One solution to these issues is to configure the cluster interconnect to use Jumbo Frames. When you configure Jumbo Frames the Ethernet frame size can be as large as 9k in size. Configuring for Jumbo Frames requires some careful configuration. The following steps are required to configure jumbo frames (these steps might vary based on your hardware and operating system):

• Check Oracle Metalink for more information on implementing Jumbo Frames. Check for information specific to your hardware, operating system and any bugs that might exist.
• Configure the host's network adapter with a persistent MTU size of 9000. On a Unix system you might use the command ifconfig -mtu 9000.
• Check your vendor NIC configuration requirements.

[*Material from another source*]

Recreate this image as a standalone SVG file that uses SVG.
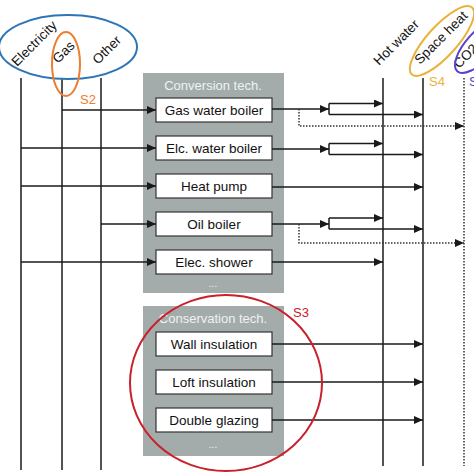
<svg xmlns="http://www.w3.org/2000/svg" width="474" height="474" viewBox="0 0 474 474">
<defs>
<marker id="ah" markerUnits="userSpaceOnUse" markerWidth="10" markerHeight="9" refX="9" refY="4" orient="auto"><path d="M0,0 L9,4 L0,8 z" fill="#1a1a1a"/></marker>
<style>
.ln{stroke:#1a1a1a;stroke-width:1.5;fill:none}
.ar{stroke:#1a1a1a;stroke-width:1.5;fill:none;marker-end:url(#ah)}
.dt{stroke:#333;stroke-width:1.5;fill:none;stroke-dasharray:1.5 1.5}
.dta{stroke:#333;stroke-width:1.5;fill:none;stroke-dasharray:1.5 1.5;marker-end:url(#ah)}
.lab{font-family:"Liberation Sans",Arial,sans-serif;font-size:13.5px;fill:#111}
.box{fill:#fff;stroke:#333;stroke-width:1.2}
.grp{fill:#a3acab}
.ttl{font-family:"Liberation Sans",Arial,sans-serif;font-size:13px;fill:#eef2f2;text-anchor:middle}
.bt{font-family:"Liberation Sans",Arial,sans-serif;font-size:13.5px;fill:#111;text-anchor:middle}
.s{font-family:"Liberation Sans",Arial,sans-serif;font-size:13px}
</style>
</defs>
<rect width="474" height="474" fill="#fff"/>
<g id="carriers">
<line class="ln" x1="21" y1="78" x2="21" y2="470"/>
<line class="ln" x1="62" y1="78" x2="62" y2="470"/>
<line class="ln" x1="101" y1="78" x2="101" y2="470"/>
<line class="ln" x1="383" y1="78" x2="383" y2="466"/>
<line class="ln" x1="423" y1="78" x2="423" y2="466"/>
<line class="dt" x1="464" y1="78" x2="464" y2="466"/>
<text class="lab" transform="translate(17,67) rotate(-45)">Electricity</text>
<text class="lab" transform="translate(58,64) rotate(-45)">Gas</text>
<text class="lab" transform="translate(98,65) rotate(-45)">Other</text>
<text class="lab" transform="translate(379,66) rotate(-45)">Hot water</text>
<text class="lab" transform="translate(420,65) rotate(-45)">Space heat</text>
<text class="lab" transform="translate(459,69) rotate(-45)">CO2</text>
</g>
<g id="conversion">
<rect class="grp" x="143" y="73" width="141" height="220"/>
<text class="ttl" x="213" y="90">Conversion tech.</text>
<g id="gwb"><rect class="box" x="156" y="98" width="116" height="24"/><text class="bt" x="214" y="115">Gas water boiler</text></g>
<g id="ewb"><rect class="box" x="156" y="136" width="116" height="24"/><text class="bt" x="214" y="153">Elc. water boiler</text></g>
<g id="hp"><rect class="box" x="156" y="174" width="116" height="24"/><text class="bt" x="214" y="191">Heat pump</text></g>
<g id="ob"><rect class="box" x="156" y="212" width="116" height="24"/><text class="bt" x="214" y="229">Oil boiler</text></g>
<g id="es"><rect class="box" x="156" y="250" width="116" height="24"/><text class="bt" x="214" y="267">Elec. shower</text></g>
<text class="ttl" x="213" y="287" style="font-size:10px">...</text>
</g>
<g id="conservation">
<rect class="grp" x="143" y="306" width="141" height="150"/>
<text class="ttl" x="213" y="323">Conservation tech.</text>
<g id="wi"><rect class="box" x="156" y="332" width="116" height="24"/><text class="bt" x="214" y="349">Wall insulation</text></g>
<g id="li"><rect class="box" x="156" y="370" width="116" height="24"/><text class="bt" x="214" y="387">Loft insulation</text></g>
<g id="dg"><rect class="box" x="156" y="408" width="116" height="24"/><text class="bt" x="214" y="425">Double glazing</text></g>
<text class="ttl" x="213" y="448" style="font-size:10px">...</text>
</g>
<g id="connectors">
<line class="ar" x1="62" y1="110" x2="156" y2="110"/>
<line class="ar" x1="21" y1="148" x2="156" y2="148"/>
<line class="ar" x1="21" y1="186" x2="156" y2="186"/>
<line class="ar" x1="101" y1="224" x2="156" y2="224"/>
<line class="ar" x1="21" y1="262" x2="156" y2="262"/>
<line class="ar" x1="272" y1="109" x2="329" y2="109"/>
<line class="ln" x1="329" y1="103.5" x2="329" y2="114.5"/>
<line class="ar" x1="329" y1="103.5" x2="383" y2="103.5"/>
<line class="ar" x1="329" y1="114.5" x2="423" y2="114.5"/>
<polyline class="dta" points="299,109 299,126 464,126"/>
<line class="ar" x1="272" y1="149" x2="329" y2="149"/>
<line class="ln" x1="329" y1="143.5" x2="329" y2="154.5"/>
<line class="ar" x1="329" y1="143.5" x2="383" y2="143.5"/>
<line class="ar" x1="329" y1="154.5" x2="423" y2="154.5"/>
<line class="ar" x1="272" y1="187" x2="423" y2="187"/>
<line class="ar" x1="272" y1="224" x2="329" y2="224"/>
<line class="ln" x1="329" y1="218" x2="329" y2="229"/>
<line class="ar" x1="329" y1="218" x2="383" y2="218"/>
<line class="ar" x1="329" y1="229" x2="423" y2="229"/>
<polyline class="dta" points="299,224 299,243 464,243"/>
<line class="ar" x1="272" y1="262" x2="383" y2="262"/>
<line class="ar" x1="272" y1="344" x2="423" y2="344"/>
<line class="ar" x1="272" y1="382" x2="423" y2="382"/>
<line class="ar" x1="272" y1="420" x2="423" y2="420"/>
</g>
<g id="scopes">
<ellipse cx="68" cy="47" rx="69" ry="32" fill="none" stroke="#2e75b6" stroke-width="2"/>
<ellipse cx="66" cy="64" rx="14" ry="32" fill="none" stroke="#ed7d31" stroke-width="2"/>
<text class="s" x="80" y="104" fill="#ed7d31">S2</text>
<ellipse cx="226" cy="383" rx="96" ry="88" fill="none" stroke="#c9202c" stroke-width="2"/>
<text class="s" x="293" y="317" fill="#c9202c">S3</text>
<ellipse cx="442" cy="41" rx="45" ry="15" transform="rotate(-48 442 41)" fill="none" stroke="#e9b23a" stroke-width="2"/>
<text class="s" x="429" y="86" fill="#e9b23a">S4</text>
<ellipse cx="480" cy="46" rx="34" ry="14" transform="rotate(-48 480 46)" fill="none" stroke="#5b3fd0" stroke-width="2"/>
<text class="s" x="469" y="86" fill="#5b3fd0">S5</text>
</g>
</svg>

The NIC may well require some configuration.
• Ensure your switches will support the larger frame size and configure the LAN switches to increase the MTU for Jumbo Frame support.
• You can use traceroute for some basic configuration testing as seen in this example where we do a traceroute with a 9k packet size and a 9001 byte packet size:

               traceroute –F linux01.myhost.com 9000

traceroute –F linux01.myhost.com 9001

Note that Jumbo Frames do not have any standard that they adhere to. As a result Jumbo Frames the interoperability between switches can be problematic and can require advanced networking skills to troubleshoot. Also keep in mind that the smallest MTU used by any device in a given network path will determine the maximum MTU for all traffic travelling along that path. As with all changes make sure that you completely test your configuration before implementing it in production.